▶ **The problem**
Gather all lines in the records below that include the word "React".

▶ **Data to use**
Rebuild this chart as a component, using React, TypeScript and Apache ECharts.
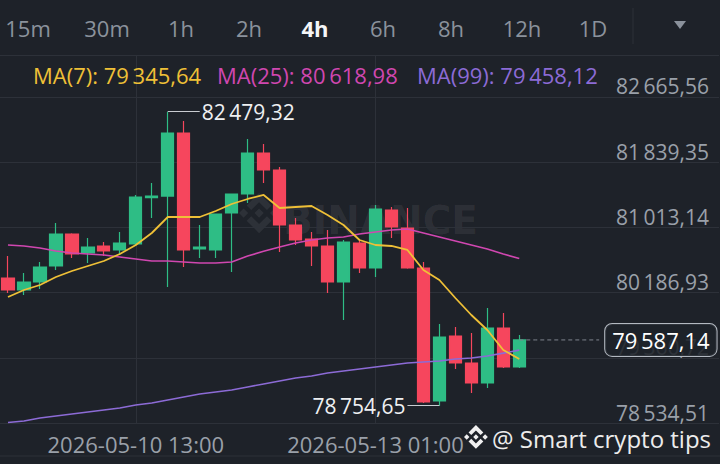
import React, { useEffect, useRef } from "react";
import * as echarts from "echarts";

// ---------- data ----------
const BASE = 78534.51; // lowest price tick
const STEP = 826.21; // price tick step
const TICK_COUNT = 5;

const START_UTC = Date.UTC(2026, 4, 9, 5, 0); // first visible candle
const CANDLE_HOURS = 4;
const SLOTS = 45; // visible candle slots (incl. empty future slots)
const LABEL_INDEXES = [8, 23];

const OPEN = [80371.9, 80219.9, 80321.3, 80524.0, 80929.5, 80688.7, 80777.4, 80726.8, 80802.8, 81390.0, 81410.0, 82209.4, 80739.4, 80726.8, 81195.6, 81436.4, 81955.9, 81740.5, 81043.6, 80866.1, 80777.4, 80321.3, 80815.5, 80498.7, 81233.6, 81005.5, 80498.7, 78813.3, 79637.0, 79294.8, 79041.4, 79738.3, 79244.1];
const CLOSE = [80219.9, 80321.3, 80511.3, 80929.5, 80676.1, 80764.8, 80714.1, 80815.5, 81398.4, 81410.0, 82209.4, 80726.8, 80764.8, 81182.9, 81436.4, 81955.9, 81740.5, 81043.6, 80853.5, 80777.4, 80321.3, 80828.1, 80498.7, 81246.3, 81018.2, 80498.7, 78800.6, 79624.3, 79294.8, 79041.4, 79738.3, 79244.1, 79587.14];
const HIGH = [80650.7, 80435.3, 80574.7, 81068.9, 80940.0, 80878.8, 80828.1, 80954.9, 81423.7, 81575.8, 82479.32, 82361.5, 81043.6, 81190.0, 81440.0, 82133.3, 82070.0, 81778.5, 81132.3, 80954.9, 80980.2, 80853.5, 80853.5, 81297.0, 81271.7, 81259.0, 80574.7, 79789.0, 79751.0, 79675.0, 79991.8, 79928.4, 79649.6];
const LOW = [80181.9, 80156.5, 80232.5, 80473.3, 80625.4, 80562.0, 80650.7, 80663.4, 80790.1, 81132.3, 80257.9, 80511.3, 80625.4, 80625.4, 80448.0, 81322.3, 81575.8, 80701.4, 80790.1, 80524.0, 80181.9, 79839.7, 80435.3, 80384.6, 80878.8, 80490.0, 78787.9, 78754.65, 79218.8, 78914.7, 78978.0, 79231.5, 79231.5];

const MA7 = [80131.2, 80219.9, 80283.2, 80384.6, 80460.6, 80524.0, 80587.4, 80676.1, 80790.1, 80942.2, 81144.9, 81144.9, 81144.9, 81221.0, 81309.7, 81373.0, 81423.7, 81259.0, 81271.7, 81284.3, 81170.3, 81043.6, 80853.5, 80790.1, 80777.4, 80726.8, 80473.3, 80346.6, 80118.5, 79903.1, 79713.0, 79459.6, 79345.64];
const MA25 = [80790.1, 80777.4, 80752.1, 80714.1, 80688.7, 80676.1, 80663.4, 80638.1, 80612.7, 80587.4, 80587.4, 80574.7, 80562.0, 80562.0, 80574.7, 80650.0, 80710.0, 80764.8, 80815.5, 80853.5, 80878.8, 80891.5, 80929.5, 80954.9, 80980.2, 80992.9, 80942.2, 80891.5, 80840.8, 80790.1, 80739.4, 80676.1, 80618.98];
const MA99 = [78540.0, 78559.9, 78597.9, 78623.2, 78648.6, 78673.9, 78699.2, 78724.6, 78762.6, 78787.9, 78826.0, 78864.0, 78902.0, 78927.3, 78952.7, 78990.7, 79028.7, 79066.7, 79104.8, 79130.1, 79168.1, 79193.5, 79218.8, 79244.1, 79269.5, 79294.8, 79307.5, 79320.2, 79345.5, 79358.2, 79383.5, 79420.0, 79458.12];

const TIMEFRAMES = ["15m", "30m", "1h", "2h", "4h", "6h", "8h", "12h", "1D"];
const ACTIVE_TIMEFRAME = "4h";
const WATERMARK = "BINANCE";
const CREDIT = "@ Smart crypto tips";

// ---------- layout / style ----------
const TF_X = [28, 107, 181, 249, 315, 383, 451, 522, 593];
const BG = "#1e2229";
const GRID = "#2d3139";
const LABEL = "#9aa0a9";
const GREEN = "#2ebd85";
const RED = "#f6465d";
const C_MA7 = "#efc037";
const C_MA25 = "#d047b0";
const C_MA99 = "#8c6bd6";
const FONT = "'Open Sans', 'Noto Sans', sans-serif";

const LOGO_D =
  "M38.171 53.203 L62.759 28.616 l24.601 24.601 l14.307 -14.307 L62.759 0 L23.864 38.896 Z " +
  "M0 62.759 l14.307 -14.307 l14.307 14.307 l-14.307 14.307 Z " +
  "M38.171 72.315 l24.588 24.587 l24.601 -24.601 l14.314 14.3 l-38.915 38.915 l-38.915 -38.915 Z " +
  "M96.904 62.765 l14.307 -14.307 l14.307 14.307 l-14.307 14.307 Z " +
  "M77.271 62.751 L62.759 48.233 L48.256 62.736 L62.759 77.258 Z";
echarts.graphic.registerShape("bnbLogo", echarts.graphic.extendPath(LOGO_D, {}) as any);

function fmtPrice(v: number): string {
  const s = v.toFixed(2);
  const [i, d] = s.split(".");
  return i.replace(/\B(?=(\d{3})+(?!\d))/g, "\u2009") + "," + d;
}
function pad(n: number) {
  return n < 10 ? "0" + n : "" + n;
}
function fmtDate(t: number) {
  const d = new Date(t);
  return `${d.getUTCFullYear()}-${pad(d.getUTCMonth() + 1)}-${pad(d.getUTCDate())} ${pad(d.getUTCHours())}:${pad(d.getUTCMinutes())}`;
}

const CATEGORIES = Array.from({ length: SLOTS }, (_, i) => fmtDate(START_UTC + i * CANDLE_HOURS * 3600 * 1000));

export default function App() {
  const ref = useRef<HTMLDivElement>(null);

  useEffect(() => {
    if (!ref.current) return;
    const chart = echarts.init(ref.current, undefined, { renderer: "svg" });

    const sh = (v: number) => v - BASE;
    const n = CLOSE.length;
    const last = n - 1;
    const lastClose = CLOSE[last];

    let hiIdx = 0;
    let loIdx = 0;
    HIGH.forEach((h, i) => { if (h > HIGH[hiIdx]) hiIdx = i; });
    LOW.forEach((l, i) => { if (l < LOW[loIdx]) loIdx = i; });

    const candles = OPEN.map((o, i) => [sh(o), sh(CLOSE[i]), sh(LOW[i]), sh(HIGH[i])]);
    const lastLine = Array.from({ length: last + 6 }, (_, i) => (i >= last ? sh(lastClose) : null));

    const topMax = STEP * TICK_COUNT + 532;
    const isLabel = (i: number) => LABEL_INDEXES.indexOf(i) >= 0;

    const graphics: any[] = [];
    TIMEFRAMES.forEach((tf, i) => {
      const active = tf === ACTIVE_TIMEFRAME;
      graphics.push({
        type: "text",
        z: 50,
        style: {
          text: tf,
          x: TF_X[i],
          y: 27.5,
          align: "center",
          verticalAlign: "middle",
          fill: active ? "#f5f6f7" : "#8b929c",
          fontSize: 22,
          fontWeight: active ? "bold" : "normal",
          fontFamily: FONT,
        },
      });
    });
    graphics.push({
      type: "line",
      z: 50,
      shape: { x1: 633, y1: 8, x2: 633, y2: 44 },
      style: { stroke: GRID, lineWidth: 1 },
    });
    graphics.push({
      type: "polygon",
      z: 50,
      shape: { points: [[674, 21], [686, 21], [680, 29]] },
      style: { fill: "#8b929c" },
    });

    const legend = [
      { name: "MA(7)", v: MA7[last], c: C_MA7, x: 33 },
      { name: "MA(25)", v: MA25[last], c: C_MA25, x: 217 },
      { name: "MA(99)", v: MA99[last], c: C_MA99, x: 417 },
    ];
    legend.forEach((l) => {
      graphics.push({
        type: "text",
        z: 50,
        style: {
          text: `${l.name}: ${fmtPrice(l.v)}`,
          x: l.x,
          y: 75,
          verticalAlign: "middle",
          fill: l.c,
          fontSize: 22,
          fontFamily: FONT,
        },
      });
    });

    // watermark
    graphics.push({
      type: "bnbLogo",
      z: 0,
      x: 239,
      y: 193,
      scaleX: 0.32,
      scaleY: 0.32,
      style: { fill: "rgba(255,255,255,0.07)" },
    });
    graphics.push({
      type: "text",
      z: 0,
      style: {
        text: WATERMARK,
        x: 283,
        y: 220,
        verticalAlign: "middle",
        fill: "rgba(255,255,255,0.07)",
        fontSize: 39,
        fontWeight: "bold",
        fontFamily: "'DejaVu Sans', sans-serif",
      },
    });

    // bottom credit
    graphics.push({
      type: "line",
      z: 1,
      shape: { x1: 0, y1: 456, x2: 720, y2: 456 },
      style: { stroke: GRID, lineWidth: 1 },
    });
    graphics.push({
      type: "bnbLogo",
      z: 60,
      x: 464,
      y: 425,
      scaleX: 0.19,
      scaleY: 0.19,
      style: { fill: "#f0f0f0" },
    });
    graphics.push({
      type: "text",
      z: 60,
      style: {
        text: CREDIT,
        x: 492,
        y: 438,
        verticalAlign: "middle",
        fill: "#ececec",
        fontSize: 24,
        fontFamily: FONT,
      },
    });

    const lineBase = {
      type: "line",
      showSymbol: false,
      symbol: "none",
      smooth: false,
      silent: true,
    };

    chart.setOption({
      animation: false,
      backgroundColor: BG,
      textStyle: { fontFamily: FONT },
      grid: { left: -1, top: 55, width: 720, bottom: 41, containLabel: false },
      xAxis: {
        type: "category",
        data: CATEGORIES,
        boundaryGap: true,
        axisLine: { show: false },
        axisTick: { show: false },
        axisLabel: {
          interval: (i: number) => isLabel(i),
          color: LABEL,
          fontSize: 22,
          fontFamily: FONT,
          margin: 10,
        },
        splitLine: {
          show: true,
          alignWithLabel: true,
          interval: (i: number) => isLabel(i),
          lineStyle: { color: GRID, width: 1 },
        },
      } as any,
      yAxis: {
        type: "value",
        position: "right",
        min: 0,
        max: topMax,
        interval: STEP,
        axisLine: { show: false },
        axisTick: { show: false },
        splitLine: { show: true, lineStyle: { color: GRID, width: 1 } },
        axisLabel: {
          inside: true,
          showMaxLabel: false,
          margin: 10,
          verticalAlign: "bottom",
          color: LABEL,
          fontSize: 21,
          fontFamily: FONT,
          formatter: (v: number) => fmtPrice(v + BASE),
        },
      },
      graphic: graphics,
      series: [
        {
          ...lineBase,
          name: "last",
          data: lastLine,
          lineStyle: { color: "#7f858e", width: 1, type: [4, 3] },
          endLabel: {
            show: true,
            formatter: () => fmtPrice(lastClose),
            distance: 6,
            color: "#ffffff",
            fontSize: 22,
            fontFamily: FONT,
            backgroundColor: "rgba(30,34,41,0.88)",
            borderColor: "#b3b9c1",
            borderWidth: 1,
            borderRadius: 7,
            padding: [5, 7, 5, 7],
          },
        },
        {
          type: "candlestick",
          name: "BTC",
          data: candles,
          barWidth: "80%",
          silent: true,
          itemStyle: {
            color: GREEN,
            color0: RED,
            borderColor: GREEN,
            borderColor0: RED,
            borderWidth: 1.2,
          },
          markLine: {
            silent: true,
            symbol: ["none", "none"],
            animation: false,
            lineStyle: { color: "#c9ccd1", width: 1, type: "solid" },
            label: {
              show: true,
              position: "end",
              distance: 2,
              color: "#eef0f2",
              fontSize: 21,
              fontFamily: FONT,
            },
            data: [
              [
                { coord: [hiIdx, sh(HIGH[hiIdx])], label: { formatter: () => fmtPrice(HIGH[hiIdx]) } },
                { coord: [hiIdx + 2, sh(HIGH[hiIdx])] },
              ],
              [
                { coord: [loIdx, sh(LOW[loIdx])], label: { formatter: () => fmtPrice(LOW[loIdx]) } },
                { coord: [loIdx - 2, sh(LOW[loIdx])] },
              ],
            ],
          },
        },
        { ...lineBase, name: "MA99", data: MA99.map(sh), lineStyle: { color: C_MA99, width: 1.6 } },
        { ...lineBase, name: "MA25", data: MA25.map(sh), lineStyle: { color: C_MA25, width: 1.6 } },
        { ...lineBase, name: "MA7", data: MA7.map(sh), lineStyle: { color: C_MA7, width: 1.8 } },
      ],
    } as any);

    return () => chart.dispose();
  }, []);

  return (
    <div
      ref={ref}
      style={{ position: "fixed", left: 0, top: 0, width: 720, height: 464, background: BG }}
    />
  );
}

--

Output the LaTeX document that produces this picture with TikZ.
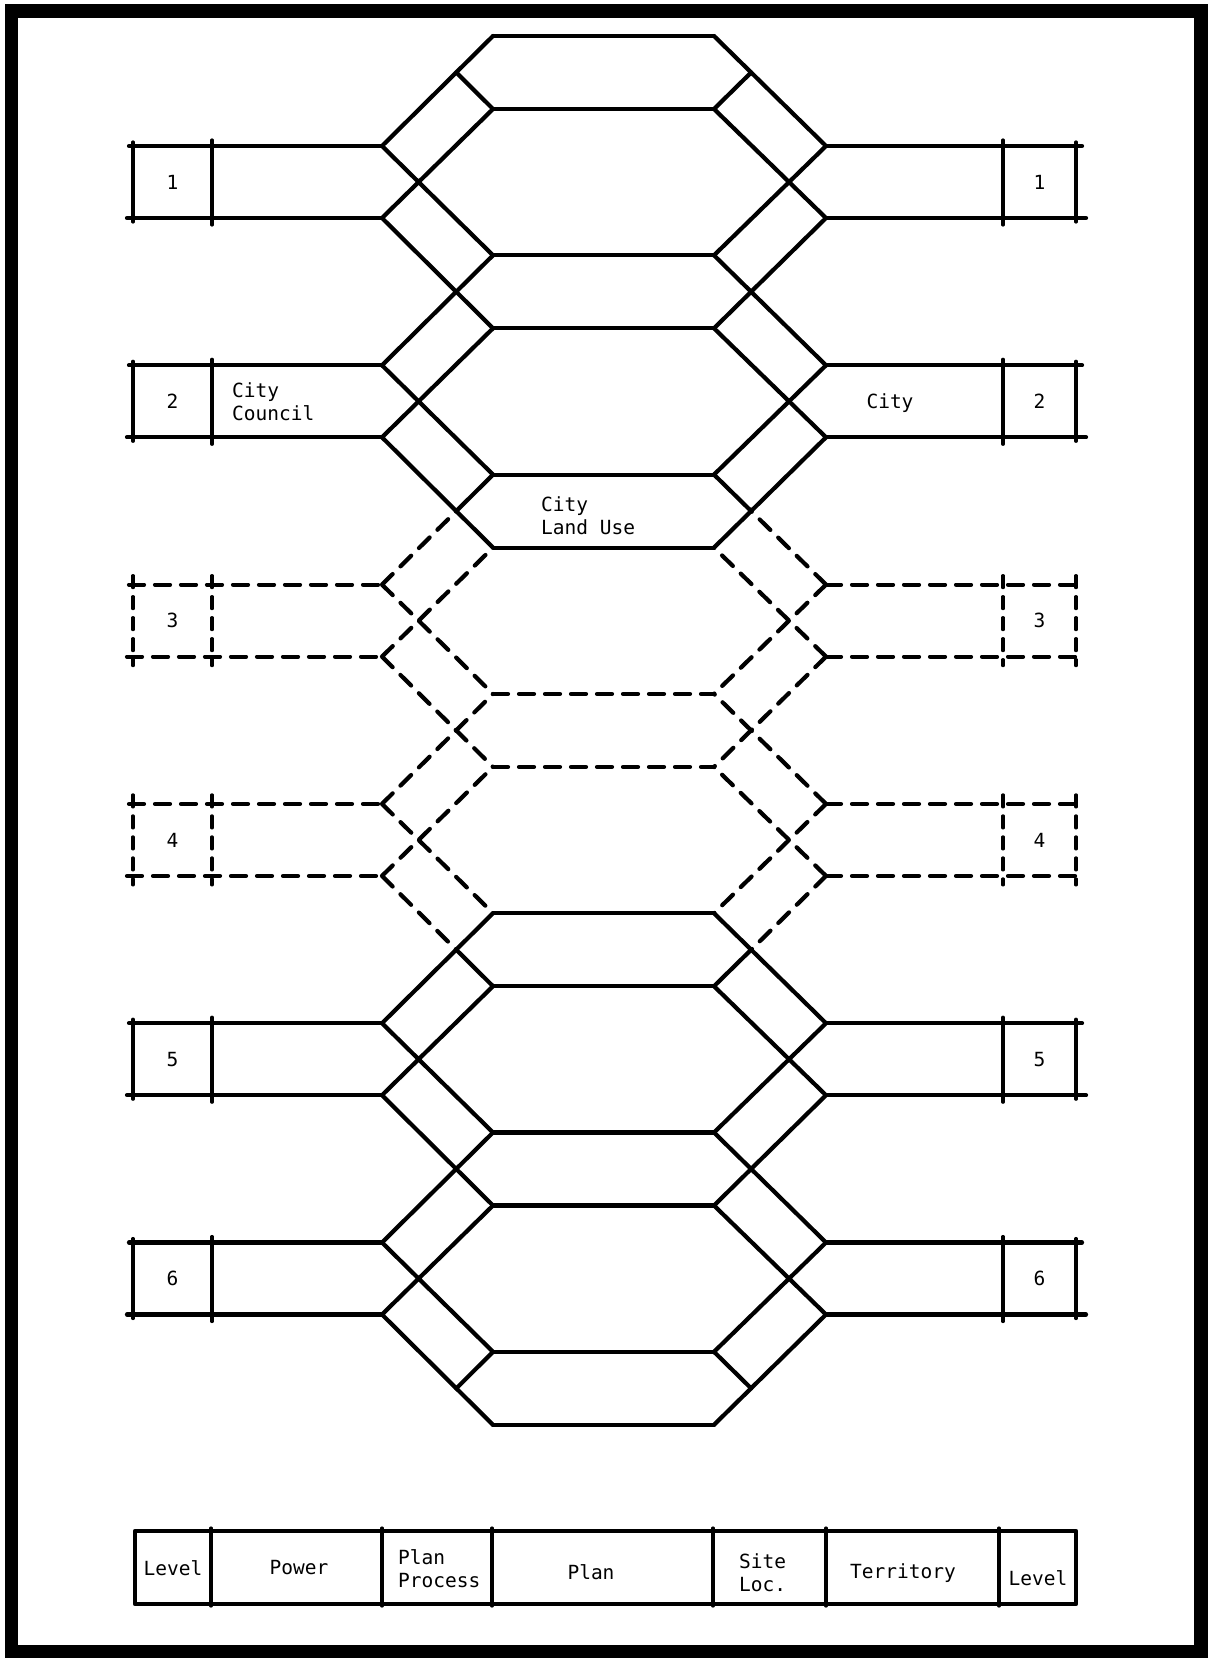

▶ **Task result**
Rebuild this chart as a component, using React, TypeScript and Apache ECharts.
import React, { useEffect, useRef } from "react";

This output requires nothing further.